Evaluation of Testimonies
The court carefully evaluated the testimonies from both appraisal experts, weighing their methodologies and conclusions. Mr. Barendrick's approach, which focused solely on the income generated by the property, led to a conclusion that attributed the entirety of the net income to the land value, suggesting that the improvements were effectively worthless. In contrast, Mr. Keller’s estimation was based on broader market data, which the court found less applicable to the specific circumstances of this property. The court noted that none of the comparable developments cited by Mr. Keller shared the same characteristics as the subject property, particularly regarding its extensive layout and the associated operational challenges. This ultimately led the court to favor the plaintiffs' position, as their actual expense figures provided a more accurate reflection of the financial realities of maintaining the improvements.

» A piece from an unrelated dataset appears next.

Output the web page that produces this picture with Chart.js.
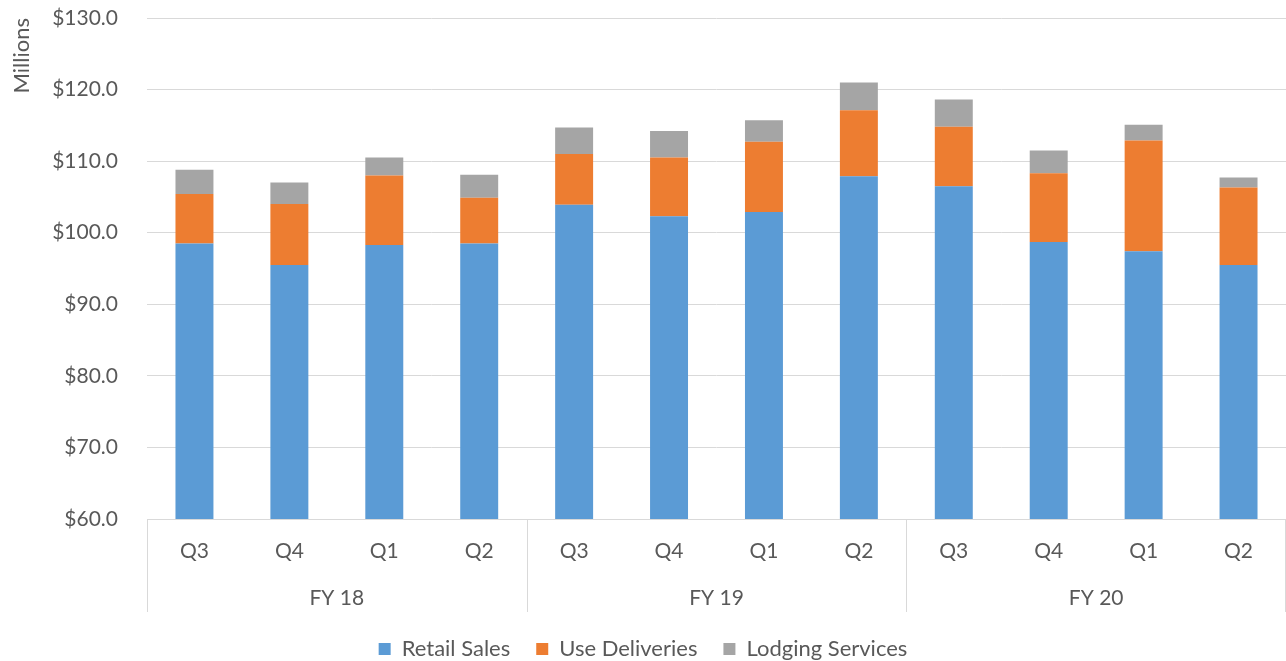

Final Determination and Rationale
In conclusion, the court determined that the improvements on the property had a nominal value of $5,000 for the relevant tax years. It set aside the Department of Revenue's previous order, asserting that the actual income and expenses incurred by the property were paramount in establishing value. The court's findings underscored that while the improvements were well-maintained and occupied, their operational costs and the misalignment with the property’s highest and best use significantly diminished their assessed value. This case illustrated the principle that in property valuation, especially for tax purposes, the actual economic performance of the property must be prioritized over speculative estimates. The court's ruling mandated the correction of the assessed values on the tax rolls, reflecting a more accurate appraisal based on the plaintiffs' actual financial data.